Continuous fluorescence-based oil-in-water analyzers generate large volumes of digital records (calibration logs, alarm events, maintenance tickets, raw spectra, and validated concentration data). A concise yet compliant archive policy should therefore cover four layers:
Acquisition Layer
Auto-save every measurement together with time-stamp, GPS tag, operator ID, and QC flag.
Use 21 CFR Part 11-compliant firmware that appends an SHA-256 checksum to each record to guarantee integrity.
Transfer & Storage Layer
Push encrypted files (AES-256) to a central PostgreSQL server every hour via HTTPS; keep a local redundant copy on the analyzer’s 32 GB industrial SD card for 30 days in case of network failure.
Employ a two-bucket rule: “hot” data younger than 90 days stay on fast SSD for instant trending; “cold” data migrate to RAID-6 HDD with WORM (write-once-read-many) setting to prevent deletion.

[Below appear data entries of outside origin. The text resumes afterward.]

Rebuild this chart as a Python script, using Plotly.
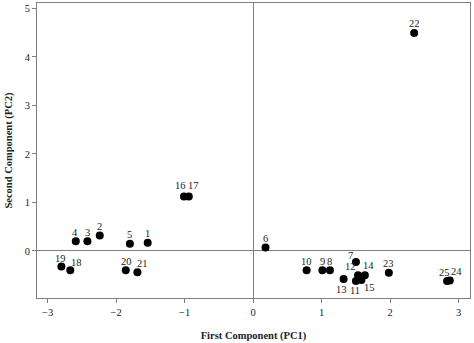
import plotly.graph_objects as go

labels = [str(i) for i in range(1, 26)]
pc1 = [-1.54, -2.24, -2.42, -2.59, -1.80, 0.18, 1.50, 1.12, 1.01, 0.78,
       1.50, 1.53, 1.32, 1.63, 1.58, -1.01, -0.94, -2.67, -2.80, -1.86,
       -1.69, 2.35, 1.98, 2.87, 2.83]
pc2 = [0.17, 0.32, 0.20, 0.20, 0.15, 0.07, -0.23, -0.40, -0.40, -0.40,
       -0.62, -0.50, -0.58, -0.50, -0.60, 1.12, 1.12, -0.40, -0.32, -0.40,
       -0.44, 4.49, -0.45, -0.61, -0.62]
# label offsets from the dot, in pixels (style)
label_dx = [0, 0, 0, -1, 0, 0, -5, 0, 0, 0,
            -1, -8, -2, 4, 8, -4, 5, 6, -1, 1,
            5, 0, 0, 7, -3]
label_dy = [9, 9, 9, 9, 9, 9, 7, 9, 9, 9,
            -9, 9, -10, 10, -7, 11, 11, 8, 8, 9,
            9, 10, 9, 9, 9]

x_ticks = [-3, -2, -1, 0, 1, 2, 3]
y_ticks = [0, 1, 2, 3, 4, 5]

serif = "Liberation Serif, Times New Roman, serif"
grey = "#7f7f7f"
ink = "#222222"

fig = go.Figure(go.Scatter(
    x=pc1, y=pc2, mode="markers",
    marker=dict(color="black", size=8),
    cliponaxis=False, showlegend=False))

for lab, x, y, dx, dy in zip(labels, pc1, pc2, label_dx, label_dy):
    fig.add_annotation(x=x, y=y, text=lab, showarrow=False,
                       xanchor="center", yanchor="middle",
                       xshift=dx, yshift=dy,
                       font=dict(family=serif, size=10.5, color=ink))

axis_common = dict(showline=True, mirror=True, linecolor=grey, linewidth=1,
                   showgrid=False, zeroline=True, zerolinecolor=grey, zerolinewidth=1,
                   ticks="outside", ticklen=4, tickcolor=grey,
                   tickfont=dict(family=serif, size=10.5, color=ink))

fig.update_layout(
    width=474, height=343,
    margin=dict(l=37, r=4, t=3, b=45),
    plot_bgcolor="white", paper_bgcolor="white",
    xaxis=dict(range=[-3.156, 3.165], tickvals=x_ticks,
               title=dict(text="<b>First Component (PC1)</b>", standoff=15,
                          font=dict(family=serif, size=10.5, color=ink)),
               **axis_common),
    yaxis=dict(range=[-0.97, 5.11], tickvals=y_ticks,
               title=dict(text="<b>Second Component (PC2)</b>", standoff=9,
                          font=dict(family=serif, size=10.5, color=ink)),
               **axis_common),
)

fig.write_html("out.html")
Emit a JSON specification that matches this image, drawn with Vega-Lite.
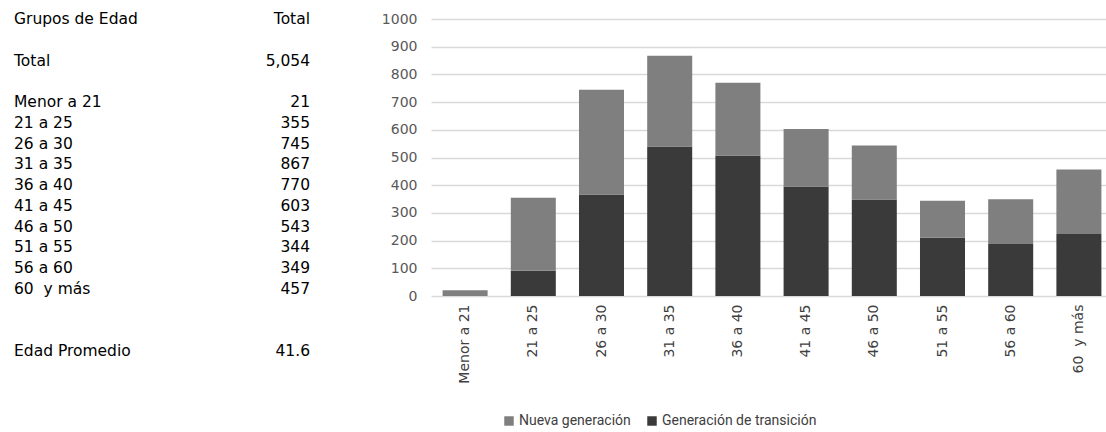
{
  "$schema": "https://vega.github.io/schema/vega-lite/v6.json",
  "padding": {"left": 14, "top": 12, "right": 0, "bottom": 0},
  "background": "white",
  "spacing": 71,
  "config": {
    "view": {"stroke": null},
    "font": "DejaVu Sans",
    "axis": {"labelFont": "DejaVu Sans", "labelFontSize": 14, "labelColor": "#595959"}
  },
  "datasets": {
    "tabla": [
      {"fila": "Grupos de Edad", "valor": "Total"},
      {"fila": "Total", "valor": "5,054"},
      {"fila": "Menor a 21", "valor": "21"},
      {"fila": "21 a 25", "valor": "355"},
      {"fila": "26 a 30", "valor": "745"},
      {"fila": "31 a 35", "valor": "867"},
      {"fila": "36 a 40", "valor": "770"},
      {"fila": "41 a 45", "valor": "603"},
      {"fila": "46 a 50", "valor": "543"},
      {"fila": "51 a 55", "valor": "344"},
      {"fila": "56 a 60", "valor": "349"},
      {"fila": "60\u00a0 y más", "valor": "457"},
      {"fila": "Edad Promedio", "valor": "41.6"}
    ],
    "barras": [
      {"grupo": "Menor a 21", "serie": "Generación de transición", "valor": 0},
      {"grupo": "Menor a 21", "serie": "Nueva generación", "valor": 21},
      {"grupo": "21 a 25", "serie": "Generación de transición", "valor": 91},
      {"grupo": "21 a 25", "serie": "Nueva generación", "valor": 264},
      {"grupo": "26 a 30", "serie": "Generación de transición", "valor": 366},
      {"grupo": "26 a 30", "serie": "Nueva generación", "valor": 379},
      {"grupo": "31 a 35", "serie": "Generación de transición", "valor": 540},
      {"grupo": "31 a 35", "serie": "Nueva generación", "valor": 327},
      {"grupo": "36 a 40", "serie": "Generación de transición", "valor": 507},
      {"grupo": "36 a 40", "serie": "Nueva generación", "valor": 263},
      {"grupo": "41 a 45", "serie": "Generación de transición", "valor": 395},
      {"grupo": "41 a 45", "serie": "Nueva generación", "valor": 208},
      {"grupo": "46 a 50", "serie": "Generación de transición", "valor": 348},
      {"grupo": "46 a 50", "serie": "Nueva generación", "valor": 195},
      {"grupo": "51 a 55", "serie": "Generación de transición", "valor": 210},
      {"grupo": "51 a 55", "serie": "Nueva generación", "valor": 134},
      {"grupo": "56 a 60", "serie": "Generación de transición", "valor": 188},
      {"grupo": "56 a 60", "serie": "Nueva generación", "valor": 161},
      {"grupo": "60\u00a0 y más", "serie": "Generación de transición", "valor": 224},
      {"grupo": "60\u00a0 y más", "serie": "Nueva generación", "valor": 233}
    ]
  },
  "hconcat": [
    {
      "width": 296,
      "height": 332,
      "data": {"name": "tabla"},
      "encoding": {
        "y": {
          "field": "fila", "type": "ordinal", "axis": null,
          "scale": {"type": "point", "padding": 0, "domain": ["Grupos de Edad", "_1", "Total", "_2", "Menor a 21", "21 a 25", "26 a 30", "31 a 35", "36 a 40", "41 a 45", "46 a 50", "51 a 55", "56 a 60", "60\u00a0 y más", "_3", "_4", "Edad Promedio"]}
        }
      },
      "layer": [
        {
          "mark": {"type": "text", "align": "left", "baseline": "middle", "font": "DejaVu Sans", "fontSize": 15.5, "color": "#000000"},
          "encoding": {
            "x": {"datum": "etiqueta", "type": "ordinal", "axis": null, "scale": {"type": "point", "padding": 0, "domain": ["etiqueta", "total"]}},
            "text": {"field": "fila"}
          }
        },
        {
          "mark": {"type": "text", "align": "right", "baseline": "middle", "font": "DejaVu Sans", "fontSize": 15.5, "color": "#000000"},
          "encoding": {
            "x": {"datum": "total", "type": "ordinal", "axis": null, "scale": {"type": "point", "padding": 0, "domain": ["etiqueta", "total"]}},
            "text": {"field": "valor"}
          }
        }
      ]
    },
    {
      "width": 682,
      "height": 277,
      "data": {"name": "barras"},
      "mark": {"type": "bar"},
      "encoding": {
        "x": {
          "field": "grupo", "type": "nominal", "sort": null,
          "scale": {"paddingInner": 0.34, "paddingOuter": 0.17},
          "axis": {"title": null, "labelAngle": -90, "ticks": false, "domain": false, "labelPadding": 8, "labelColor": "#404040"}
        },
        "y": {
          "field": "valor", "type": "quantitative", "stack": "zero",
          "scale": {"domain": [0, 1000]},
          "axis": {"title": null, "format": "d", "labelOverlap": false, "values": [0, 100, 200, 300, 400, 500, 600, 700, 800, 900, 1000], "ticks": false, "domain": false, "labelPadding": 14, "gridColor": "#d9d9d9", "gridWidth": 1.5}
        },
        "color": {
          "field": "serie", "type": "nominal",
          "scale": {"domain": ["Nueva generación", "Generación de transición"], "range": ["#7f7f7f", "#3a3a3a"]},
          "legend": {
            "title": null, "orient": "none", "legendX": 488, "legendY": 395, "direction": "horizontal",
            "symbolType": "square", "symbolSize": 90, "symbolStrokeWidth": 0,
            "labelFont": "Roboto", "labelFontSize": 14, "labelColor": "#404040", "labelLimit": 400,
            "columnPadding": 14, "labelOffset": 3
          }
        },
        "order": {"field": "serie", "sort": "ascending"}
      }
    }
  ]
}
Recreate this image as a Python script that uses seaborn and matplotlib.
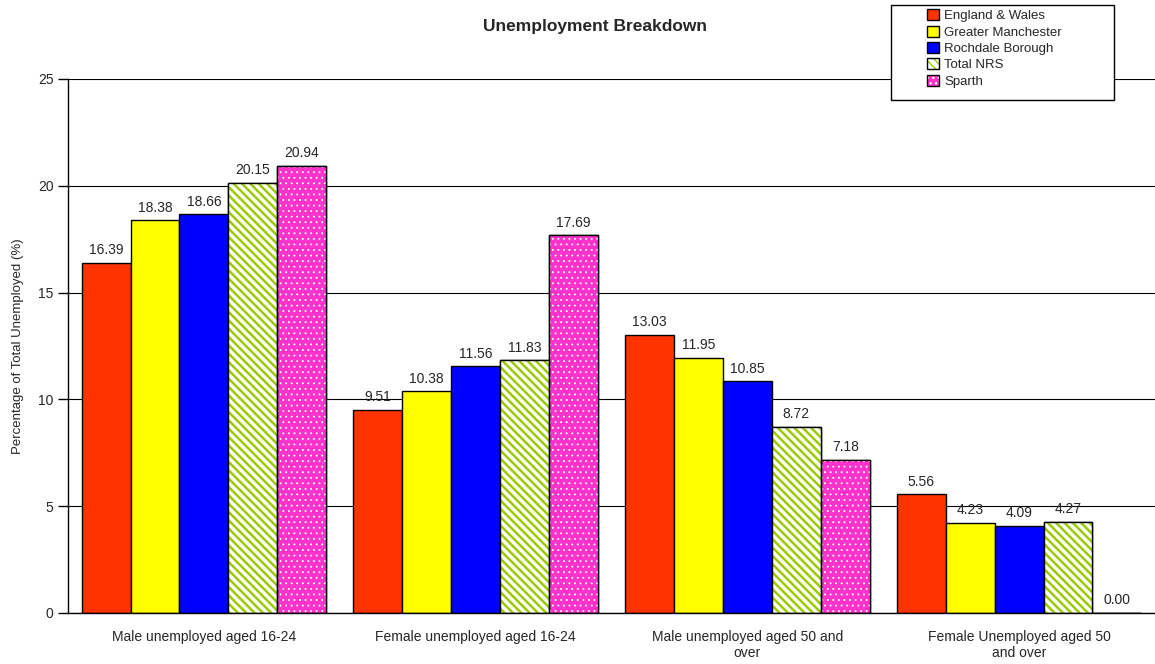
import pandas as pd
import matplotlib as mpl
import matplotlib.pyplot as plt
import seaborn as sns
from matplotlib.patches import Rectangle, Patch

sns.set_style("white")
plt.rcParams['font.family'] = ['Liberation Sans', 'DejaVu Sans']

# Dados
categories = ['Male unemployed aged 16-24', 'Female unemployed aged 16-24',
              'Male unemployed aged 50 and\nover', 'Female Unemployed aged 50\nand over']
areas = ['England & Wales', 'Greater Manchester', 'Rochdale Borough', 'Total NRS', 'Sparth']
england_wales = [16.39, 9.51, 13.03, 5.56]
greater_manchester = [18.38, 10.38, 11.95, 4.23]
rochdale = [18.66, 11.56, 10.85, 4.09]
total_nrs = [20.15, 11.83, 8.72, 4.27]
sparth = [20.94, 17.69, 7.18, 0.00]

colors = {'England & Wales': '#FF3300', 'Greater Manchester': '#FFFF00',
          'Rochdale Borough': '#0000FF', 'Total NRS': 'white', 'Sparth': '#FF33CC'}

series = [england_wales, greater_manchester, rochdale, total_nrs, sparth]
rows = []
for area, vals in zip(areas, series):
    for cat, v in zip(categories, vals):
        rows.append({'category': cat, 'area': area, 'value': v})
data = pd.DataFrame(rows)

fig = plt.figure(figsize=(11.55, 6.64), dpi=100)
ax = fig.add_axes([68 / 1155, 1 - 613 / 664, 1 - 68 / 1155, (613 - 79) / 664])

sns.barplot(data=data, x='category', y='value', hue='area', hue_order=areas,
            palette=colors, saturation=1, width=0.9, edgecolor='black', linewidth=1,
            legend=False, ax=ax, zorder=2)

# Hachuras para Total NRS e Sparth (cor, cor da hachura, padrão, espessura)
hatch_style = {3: ('white', '#99CC00', '\\\\\\\\', 1.8), 4: ('#FF33CC', 'white', '...', 0.6)}


def hatched_patch(fc, hc, h, lw, **kw):
    with mpl.rc_context({'hatch.linewidth': lw}):
        return Patch(facecolor=fc, edgecolor=hc, hatch=h, linewidth=0, **kw)


for i, cont in enumerate(ax.containers):
    if i in hatch_style:
        fc, hc, h, lw = hatch_style[i]
        for bar in cont:
            with mpl.rc_context({'hatch.linewidth': lw}):
                r = Rectangle(bar.get_xy(), bar.get_width(), bar.get_height(),
                              facecolor=fc, edgecolor=hc, hatch=h, linewidth=0, zorder=2.5)
            ax.add_patch(r)
            ax.add_patch(Rectangle(bar.get_xy(), bar.get_width(), bar.get_height(),
                                   fill=False, edgecolor='black', linewidth=1, zorder=3))
    ax.bar_label(cont, fmt='%.2f', padding=4, fontsize=10)

ax.set_ylim(0, 25)
ax.set_xlim(-0.5, 3.5)
ax.set_yticks([0, 5, 10, 15, 20, 25])
ax.yaxis.grid(True, color='black', linewidth=0.8)
ax.set_axisbelow(True)
ax.set_xticks(range(4))
ax.set_xticklabels(categories, fontsize=10)
ax.set_xticks([-0.5, 0.5, 1.5, 2.5, 3.5], minor=True)
ax.tick_params(axis='x', which='major', length=0, pad=12)
ax.tick_params(axis='x', which='minor', length=6, width=1, direction='out', color='black')
ax.tick_params(axis='y', length=7, width=1, direction='out', color='black', labelsize=10, left=True)
for s in ['top', 'right']:
    ax.spines[s].set_visible(False)
for s in ['left', 'bottom']:
    ax.spines[s].set_color('black')
    ax.spines[s].set_linewidth(1)
ax.set_xlabel('')
ax.set_ylabel('Percentage of Total Unemployed (%)', fontsize=9.5, labelpad=10)

fig.text(595 / 1155, 1 - 27 / 664, 'Unemployment Breakdown', ha='center', va='center',
         fontsize=12.5, fontweight='bold')

# Legenda
handles = []
for i, area in enumerate(areas):
    if i in hatch_style:
        fc, hc, h, lw = hatch_style[i]
        handles.append((hatched_patch(fc, hc, h, lw),
                        Patch(fill=False, edgecolor='black', linewidth=1)))
    else:
        handles.append(Patch(facecolor=colors[area], edgecolor='black', linewidth=1))
fig.patches.append(Rectangle((891 / 1155, 1 - 100 / 664), 223 / 1155, 95 / 664,
                             transform=fig.transFigure, facecolor='white',
                             edgecolor='black', linewidth=1, zorder=5))
leg = fig.legend(handles, areas, loc='upper left', bbox_to_anchor=(922 / 1155, 1 - 4 / 664),
                 frameon=False, fontsize=9.5, handlelength=0.9, handleheight=0.9,
                 handletextpad=0.4, labelspacing=0.25, borderaxespad=0)
leg.set_zorder(6)

plt.savefig('out.png', dpi=100)
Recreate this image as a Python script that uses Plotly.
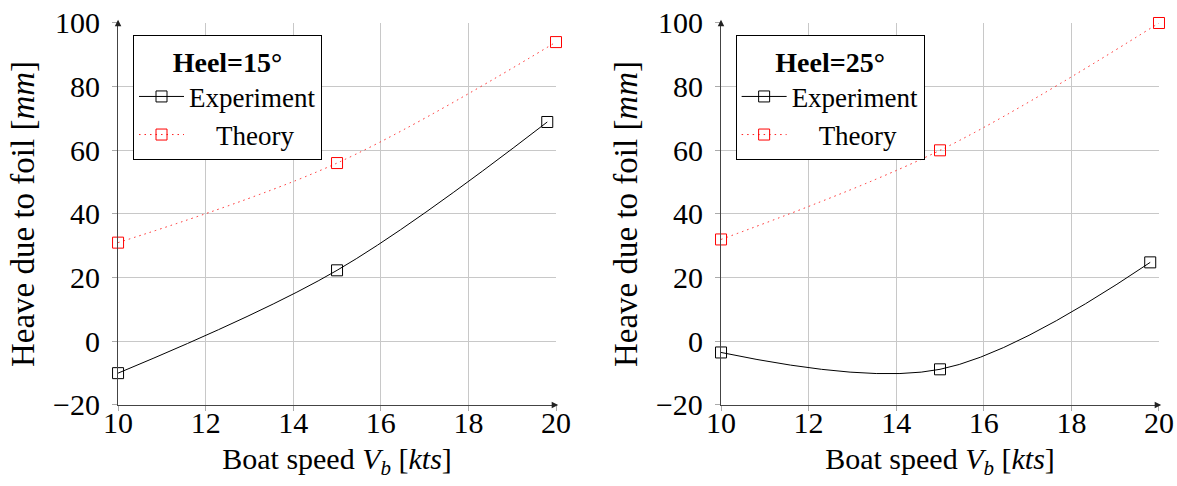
import plotly.graph_objects as go

speed = [10, 15, 19.8]
speed_theory = [10, 15, 20]
exp_15 = [-10, 22.3, 68.9]
theory_15 = [31, 56, 94]
exp_25 = [-3.5, -8.8, 24.8]
theory_25 = [32, 60, 100]
x_ticks = [10, 12, 14, 16, 18, 20]
y_ticks = [-20, 0, 20, 40, 60, 80, 100]
NBSP = "\u00a0"

FONT = "Liberation Serif, Times New Roman, serif"
fig = go.Figure()

panels = [
    ("x", "y", "legend", exp_15, theory_15),
    ("x2", "y2", "legend2", exp_25, theory_25),
]
for xa, ya, lg, ex, th in panels:
    fig.add_trace(go.Scatter(x=speed, y=ex, xaxis=xa, yaxis=ya, legend=lg,
                             name="Experiment", mode="lines+markers",
                             line=dict(color="black", width=1, shape="spline", smoothing=1),
                             marker=dict(symbol="square-open", size=11, color="black", line=dict(width=1)),
                             cliponaxis=False))
    fig.add_trace(go.Scatter(x=speed_theory, y=th, xaxis=xa, yaxis=ya, legend=lg,
                             name=NBSP * 4 + "Theory", mode="lines+markers",
                             line=dict(color="#ff2020", width=1, dash="1.5px,4px", shape="spline", smoothing=1),
                             marker=dict(symbol="square-open", size=11, color="red", line=dict(width=1)),
                             cliponaxis=False))

ydom = [0.1667, 0.9527]
xdoms = [[0.1003, 0.4724], [0.6126, 0.9847]]
axcommon = dict(showgrid=True, gridcolor="#c8c8c8", gridwidth=1, zeroline=False,
                showline=True, linecolor="#444", linewidth=1.3, automargin=False,
                ticks="outside", ticklen=5, tickcolor="#aaa",
                tickfont=dict(family=FONT, size=30, color="black"))
for i, (xa, ya) in enumerate([("xaxis", "yaxis"), ("xaxis2", "yaxis2")]):
    anchor_x = "y" if i == 0 else "y2"
    anchor_y = "x" if i == 0 else "x2"
    fig.update_layout(**{
        xa: dict(domain=xdoms[i], range=[10, 20], tickvals=x_ticks, anchor=anchor_x,
                 ticklabelstandoff=-14,
                 title=dict(text="Boat speed <i>V</i><sub><i>b</i></sub> [<i>kts</i>]",
                            font=dict(family=FONT, size=30, color="black"), standoff=9),
                 **axcommon),
        ya: dict(domain=ydom, range=[-20, 100], tickvals=y_ticks, anchor=anchor_y,
                 ticklabelstandoff=6,
                 title=dict(text="Heave due to foil [<i>mm</i>]",
                            font=dict(family=FONT, size=33, color="black"), standoff=8),
                 **axcommon),
    })

legcommon = dict(bgcolor="white", bordercolor="black", borderwidth=1,
                 font=dict(family=FONT, size=27, color="black"),
                 yanchor="top", y=0.928, xanchor="left", itemwidth=45,
                 tracegroupgap=0)
fig.update_layout(
    legend=dict(x=0.113, title=dict(text="<b>Heel=15°</b>", side="top center",
                                    font=dict(family=FONT, size=28)), **legcommon),
    legend2=dict(x=0.625, title=dict(text="<b>Heel=25°</b>", side="top center",
                                     font=dict(family=FONT, size=28)), **legcommon),
)

for xr, yr in [("x", "y"), ("x2", "y2")]:
    fig.add_annotation(x=20.05, y=-20, ax=19.9, ay=-20, xref=xr, yref=yr, axref=xr, ayref=yr,
                       text="", showarrow=True, arrowhead=2, arrowsize=1, arrowwidth=1.3,
                       arrowcolor="#222")
    fig.add_annotation(x=10, y=101, ax=10, ay=99, xref=xr, yref=yr, axref=xr, ayref=yr,
                       text="", showarrow=True, arrowhead=2, arrowsize=1, arrowwidth=1.3,
                       arrowcolor="#222")

fig.update_layout(width=1177, height=486, margin=dict(l=0, r=0, t=0, b=0),
                  font=dict(family=FONT, size=22, color="black"),
                  plot_bgcolor="white", paper_bgcolor="white", showlegend=True)
fig.write_html("out.html")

Retention & Retrieval Layer
Environmental regulators normally ask for five years of hydrocarbon discharge evidence; set automatic retention to 5 years + 1 day, then move files to off-line LTO tape stored in a fire-proof cabinet.
Maintain an elastic-search index so any historical record can be located within 3 seconds by serial number, date range, or alarm type.
Security & Audit Layer
Role-based access: only Level-3 supervisors can delete, and even that action is logged in an immutable audit table.
Once per quarter the QA manager runs a verification script that compares a random 1 % sample of archived data with the original printout; discrepancies trigger a CAPA (Corrective & Preventive Action) report.
By integrating these four layers, the plant satisfies ISO 14001, EPA 40 CFR 435, and internal ISO/IEC 27001 controls—while still keeping the archive lean, searchable, and court-admissible.